Important design considerations include:
- Care floor design – To enable social distancing by breaking down large overall communities into separate ‘households’ of groups of apartments within the buildings. There will be separate lobby access, separate lifts, and carers stationed to service each household
Stewart continues, “Being able to isolate is key. Having separate access to care and separate access to apartments as well as a small number of units in different areas means you can separate these if required. The traditional style of a care home is hopefully gone, and COVID-19 will really push for the new way of thinking.”
- Separate facilities – Each household has its own kitchen, dining, and lounge area with their own access to facilities.
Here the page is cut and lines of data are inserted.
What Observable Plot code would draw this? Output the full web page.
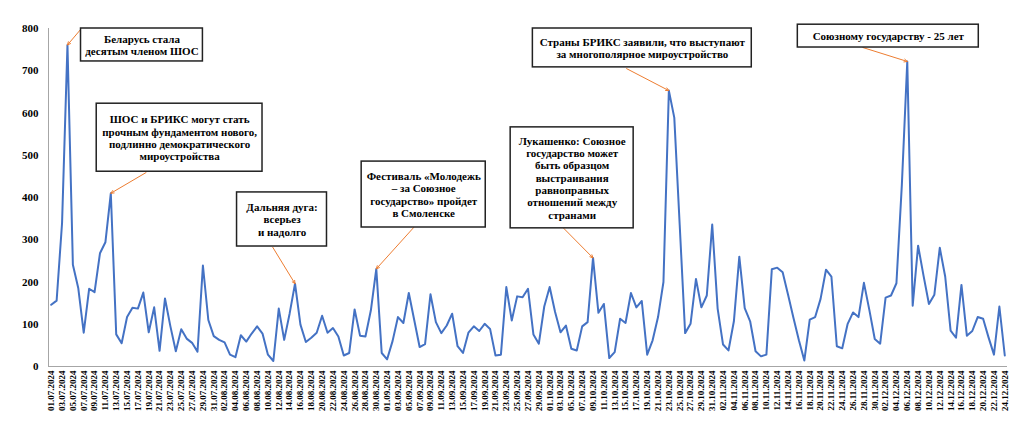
<!DOCTYPE html>
<html>
<head>
<meta charset="utf-8">
<script src="https://cdn.jsdelivr.net/npm/d3@7"></script>
<script src="https://cdn.jsdelivr.net/npm/@observablehq/plot@0.6"></script>
<style>
  html, body { margin: 0; padding: 0; background: white; }
</style>
</head>
<body>
<div id="chart"></div>
<script>
// Daily values, 01.07.2024 – 24.12.2024
const startDate = "2024-07-01";
const values = [
  146,156,339,761,241,185,80,184,176,268,294,410,76,55,117,139,137,175,81,140,
  37,161,95,36,88,66,56,35,239,110,72,63,57,28,22,74,59,78,95,78,
  28,13,137,63,125,196,99,58,68,80,120,80,91,71,26,32,135,73,71,133,
  231,32,17,60,117,103,174,110,46,53,171,105,79,97,125,48,32,80,95,84,
  101,89,26,28,188,109,166,164,184,76,54,142,188,129,81,97,42,38,95,105,
  257,127,148,20,34,113,103,174,140,155,28,62,117,200,653,589,335,79,101,207,
  140,168,336,137,52,38,107,260,138,107,36,24,28,230,234,223,170,115,62,14,
  111,117,160,229,213,48,43,101,128,117,198,134,65,54,163,168,197,430,722,144,
  286,215,148,170,281,213,85,68,193,73,84,117,113,69,28,142,26
];
const yTicks = [0,100,200,300,400,500,600,700,800];

// Annotation texts and the day index they point to
const annotationTexts = [
  "Беларусь стала\nдесятым членом ШОС",
  "ШОС и БРИКС могут стать\nпрочным фундаментом нового,\nподлинно демократического\nмироустройства",
  "Дальняя дуга:\nвсерьез\nи надолго",
  "Фестиваль «Молодежь\n– за Союзное\nгосударство» пройдет\nв Смоленске",
  "Лукашенко: Союзное\nгосударство может\nбыть образцом\nвыстраивания\nравноправных\nотношений между\nстранами",
  "Страны БРИКС заявили, что выступают\nза многополярное мироустройство",
  "Союзному государству - 25 лет"
];
const annotationTargets = [3, 11, 45, 60, 100, 114, 158];

// Layout of the callout boxes (day index / value units)
const boxLayout = [
  {x1: 5.5,  x2: 28.0,  y1: 722, y2: 800, ax: 5.45,  ay: 798},
  {x1: 8.4,  x2: 39.0,  y1: 461, y2: 622, ax: 17.5,  ay: 459},
  {x1: 34.3, x2: 50.9,  y1: 284, y2: 412, ax: 40.9,  ay: 282},
  {x1: 57.3, x2: 80.2,  y1: 329, y2: 485, ax: 66.9,  ay: 329},
  {x1: 84.8, x2: 107.5, y1: 327, y2: 566, ax: 94.6,  ay: 327},
  {x1: 88.9, x2: 129.3, y1: 708, y2: 800, ax: 106.2, ay: 705},
  {x1: 137.8,x2: 171.2, y1: 755, y2: 809, ax: 149.8, ay: 755}
];

const DAY = 864e5;
const t0 = new Date(startDate + "T00:00:00Z").getTime();
const at = i => new Date(t0 + i * DAY);
const data = values.map((v, i) => ({date: at(i), value: v}));
const xTicks = data.filter((d, i) => i % 2 === 0).map(d => d.date);

const annots = annotationTexts.map((text, k) => ({
  text,
  target: annotationTargets[k],
  ...boxLayout[k]
}));

const serif = "'Liberation Serif', 'Times New Roman', serif";

const chart = Plot.plot({
  width: 1024,
  height: 422,
  marginLeft: 48,
  marginRight: 17,
  marginTop: 28,
  marginBottom: 56,
  style: {fontFamily: serif, background: "white", color: "black"},
  x: {type: "utc", domain: [at(-0.5), at(values.length - 0.5)]},
  y: {domain: [0, 800]},
  marks: [
    Plot.axisY({ticks: yTicks, tickSize: 0, tickPadding: 10, fontSize: 11, fontWeight: "bold", fill: "black", label: null, tickFormat: d => String(d)}),
    Plot.axisX({ticks: xTicks, tickFormat: d3.utcFormat("%d.%m.%Y"), tickRotate: -90, tickSize: 0, tickPadding: 4, fontSize: 9, fontWeight: "bold", fill: "black", label: null}),
    Plot.ruleX([at(-0.5)], {stroke: "#a6a6a6", strokeWidth: 1}),
    Plot.ruleY([0], {stroke: "#a6a6a6", strokeWidth: 1}),
    Plot.line(data, {x: "date", y: "value", stroke: "#4472C4", strokeWidth: 2, curve: "linear"}),
    Plot.arrow(annots, {
      x1: d => at(d.ax), y1: d => d.ay,
      x2: d => at(d.target), y2: d => values[d.target],
      stroke: "#ED7D31", strokeWidth: 1, headLength: 5, headAngle: 50
    }),
    Plot.rect(annots, {
      x1: d => at(d.x1), x2: d => at(d.x2), y1: "y1", y2: "y2",
      fill: "white", stroke: "#222", strokeWidth: 1.5
    }),
    Plot.text(annots, {
      x: d => at((d.x1 + d.x2) / 2), y: d => (d.y1 + d.y2) / 2,
      text: "text", fontSize: 11, fontWeight: "bold", lineHeight: 1.12,
      fill: "black", fontFamily: serif
    })
  ]
});

document.getElementById("chart").appendChild(chart);
</script>
</body>
</html>
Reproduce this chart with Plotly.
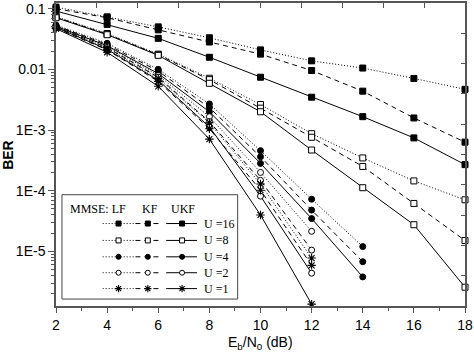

In the event that an area needs to be in lockdown, residents can then comfortably live and access outside areas but in safe environments.
“With Epsom and Uxbridge, we have a big podium area, which can be cordoned off away from the public. If we did have another scenario where there was restricted movement, people could still go outside and use that space without fear of any sort of contamination, ” Stewart explains.
- Controlling risk and infection – A second floor drop-off area, providing a separate controlled access point to care floors, and a separate specified entrance for external services results in no cross-contamination, enabling dirty storage to get out and clean storage in without crossing paths or passing the other residents.
Whilst controlling risk is vital during a pandemic, person-centric care is essential with a strong focus on preventing the isolation and loneliness often experienced by older people. It is about providing a choice for people as they age.
Stewart adds, “If they have an amazing space, but cannot communicate with their relatives, and they can only communicate over the phone, or FaceTime. How does that affect them? Are there smart ways that we can bring in relatives to see that without exposing them such as using screens?”
With the right design, we can create environments where people feel safe but enable active, fluid movement within a space. Guild Living will focus on having a mix of amenity spaces, outside areas and a strong sense of community – whilst at the same time creating a space for dignity, privacy and respect if one day you don’t feel like going through the front entrance.